Well I did it folks…. officially broke my hubby in two. Yesterday he vowed not to leave me alone. Well he’s passed out on the couch from being sick. Think he has a fever – so I’m alone now. Call someone you say? Who? Why? so can have the cops called on me.
Then there is the bridge. The fateful bridge that once marked a warm happy childhood feeling in my childhood about being "chez nous" as my mom would put it after traveling out of state somewhere.
That bridge….. I stood there after losing my first job. Looking for M he never came then either. I almost went for it but my parents just burried my brother – couldn’t do that to them.

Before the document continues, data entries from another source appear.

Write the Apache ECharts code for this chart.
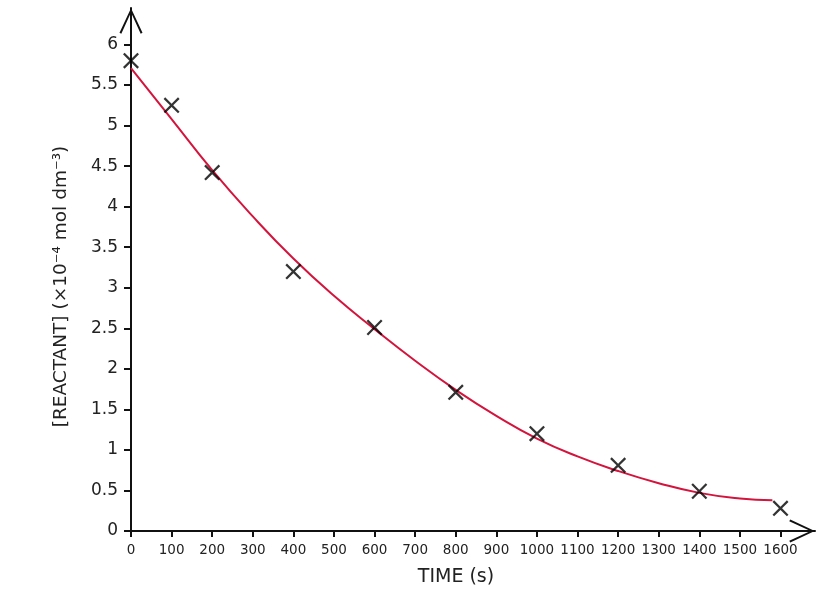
<!DOCTYPE html>
<html>
<head>
<meta charset="utf-8">
<script src="https://cdn.jsdelivr.net/npm/echarts@6/dist/echarts.min.js"></script>
<style>html,body{margin:0;padding:0;background:#fff}#c{width:826px;height:592px}</style>
</head>
<body>
<div id="c"></div>
<script>
// Measured points (crosses)
const timeValues = [0, 100, 200, 400, 600, 800, 1000, 1200, 1400, 1600];
const reactantValues = [5.8, 5.25, 4.42, 3.2, 2.51, 1.71, 1.2, 0.81, 0.49, 0.28];
// Best-fit curve
const curveTime = [0, 100, 200, 300, 400, 500, 600, 700, 800, 900, 1000, 1100, 1200, 1300, 1400, 1500, 1580];
const curveValues = [5.71, 5.08, 4.45, 3.88, 3.36, 2.90, 2.49, 2.10, 1.74, 1.42, 1.14, 0.92, 0.74, 0.59, 0.47, 0.40, 0.38];
// Tick labels
const xTicks = [0,100,200,300,400,500,600,700,800,900,1000,1100,1200,1300,1400,1500,1600];
const yTicks = [0,0.5,1,1.5,2,2.5,3,3.5,4,4.5,5,5.5,6];

const chevron = 'path://M0,24.5 L11.5,0 L23,24.5 L21.2,25.5 L11.5,4.2 L1.8,25.5 Z';
const cross = 'path://M0,2 L2,0 L10,8 L18,0 L20,2 L12,10 L20,18 L18,20 L10,12 L2,20 L0,18 L8,10 Z';
const FONT = 'DejaVu Sans';

const chart = echarts.init(document.getElementById('c'));
chart.setOption({
  backgroundColor: '#fff',
  animation: false,
  grid: { left: 131, right: 11, top: 8, bottom: 59, containLabel: false },
  xAxis: {
    type: 'value', min: 0, max: 1685,
    name: 'TIME (s)', nameLocation: 'middle', nameGap: 37,
    nameTextStyle: { fontFamily: FONT, fontSize: 19, color: '#222', padding: [0, 34, 0, 0] },
    axisLine: { show: true, lineStyle: { color: '#111', width: 2 }, symbol: ['none', chevron], symbolSize: [23, 26], symbolOffset: [0, -13] },
    axisTick: { show: true, length: 6, lineStyle: { color: '#111', width: 2 }, customValues: xTicks },
    axisLabel: { fontFamily: FONT, fontSize: 13.5, color: '#222', margin: 12, customValues: xTicks, formatter: v => String(v) },
    splitLine: { show: false }
  },
  yAxis: {
    type: 'value', min: 0, max: 6.45,
    name: '[REACTANT] (×10⁻⁴ mol dm⁻³)', nameLocation: 'middle', nameGap: 60, nameRotate: 90,
    nameTextStyle: { fontFamily: FONT, fontSize: 18.5, color: '#222', padding: [0, 34, 0, 0] },
    axisLine: { show: true, lineStyle: { color: '#111', width: 2 }, symbol: ['none', chevron], symbolSize: [23, 26], symbolOffset: [0, -13] },
    axisTick: { show: true, length: 7, lineStyle: { color: '#111', width: 2 }, customValues: yTicks },
    axisLabel: { fontFamily: FONT, fontSize: 17, color: '#222', margin: 13, customValues: yTicks, formatter: v => String(v) },
    splitLine: { show: false }
  },
  series: [
    {
      type: 'line', name: 'fit', smooth: 0.5, showSymbol: false, symbol: 'none',
      lineStyle: { color: '#d3143c', width: 2 },
      data: curveTime.map((t, i) => [t, curveValues[i]]),
      z: 2
    },
    {
      type: 'scatter', name: 'data', symbol: cross, symbolSize: 16,
      itemStyle: { color: '#000' },
      data: timeValues.map((t, i) => [t, reactantValues[i]]),
      z: 3
    }
  ]
});
</script>
</body>
</html>
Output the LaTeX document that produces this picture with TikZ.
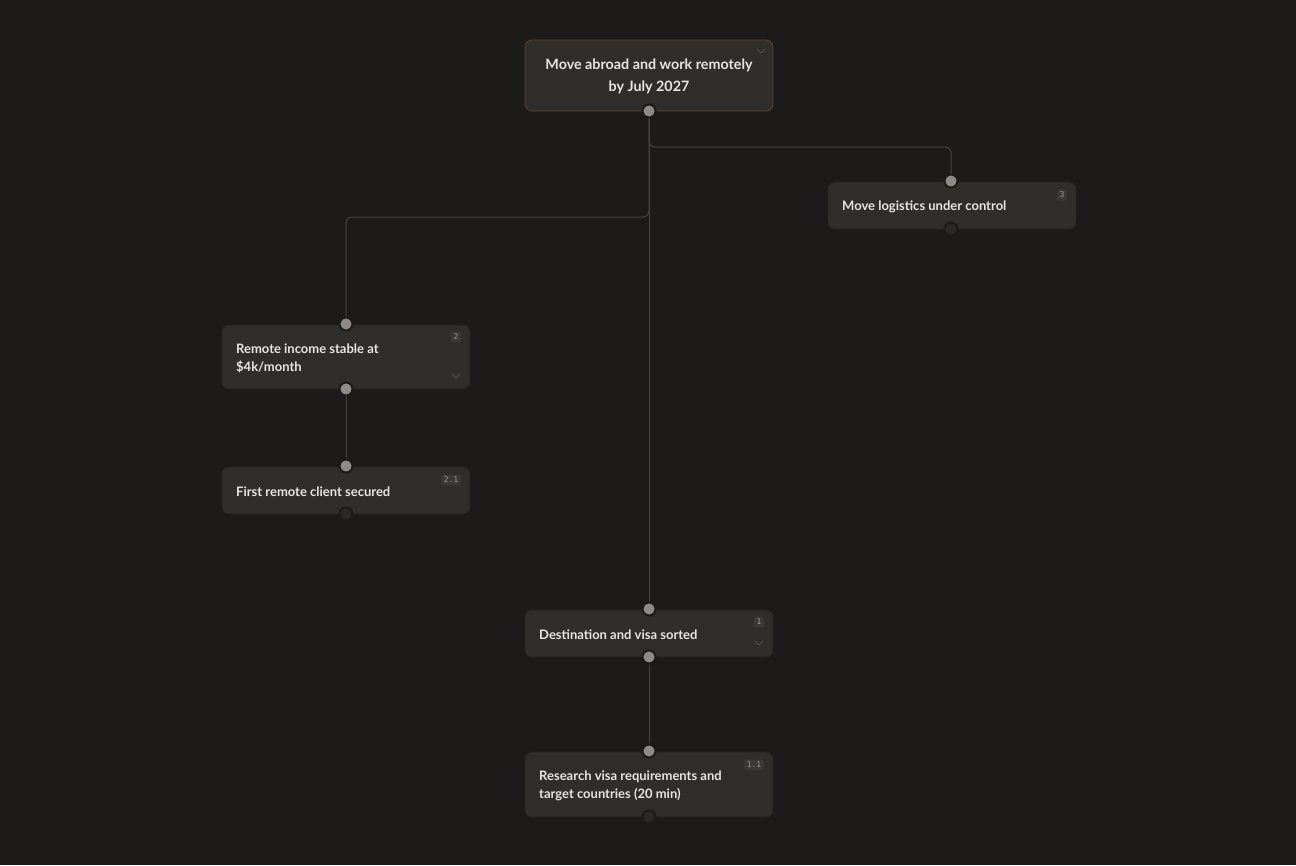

That bridge is silently calling my name but I’m okay. I would have done in Thursday night when I had the golden opportunity but I didn’t… why?. Call it attention seeking? At one time maybe not today! Don’t know why I didn’t. Oh yea my hubby texted me and said he was mad at me…. couldn’t die b/c he was mad since my world revolves around the dude!
I’m opened to getting help. Get the glue because there will be nothing but pieces. Tissues are good, too. I want to cry. I just wanted a damn hug! It would have taken M maybe an hour of his scheduled life. That would make all the difference in the world.
If the guys with the white coats come then my goose is cooked – I’m out of here dude…. I just have to wait until Monday – I’ll be okay, I’ll be okay, I’ll be okay.
I wish people would stop texting me already. Didn’t you just hear me "I’m okay".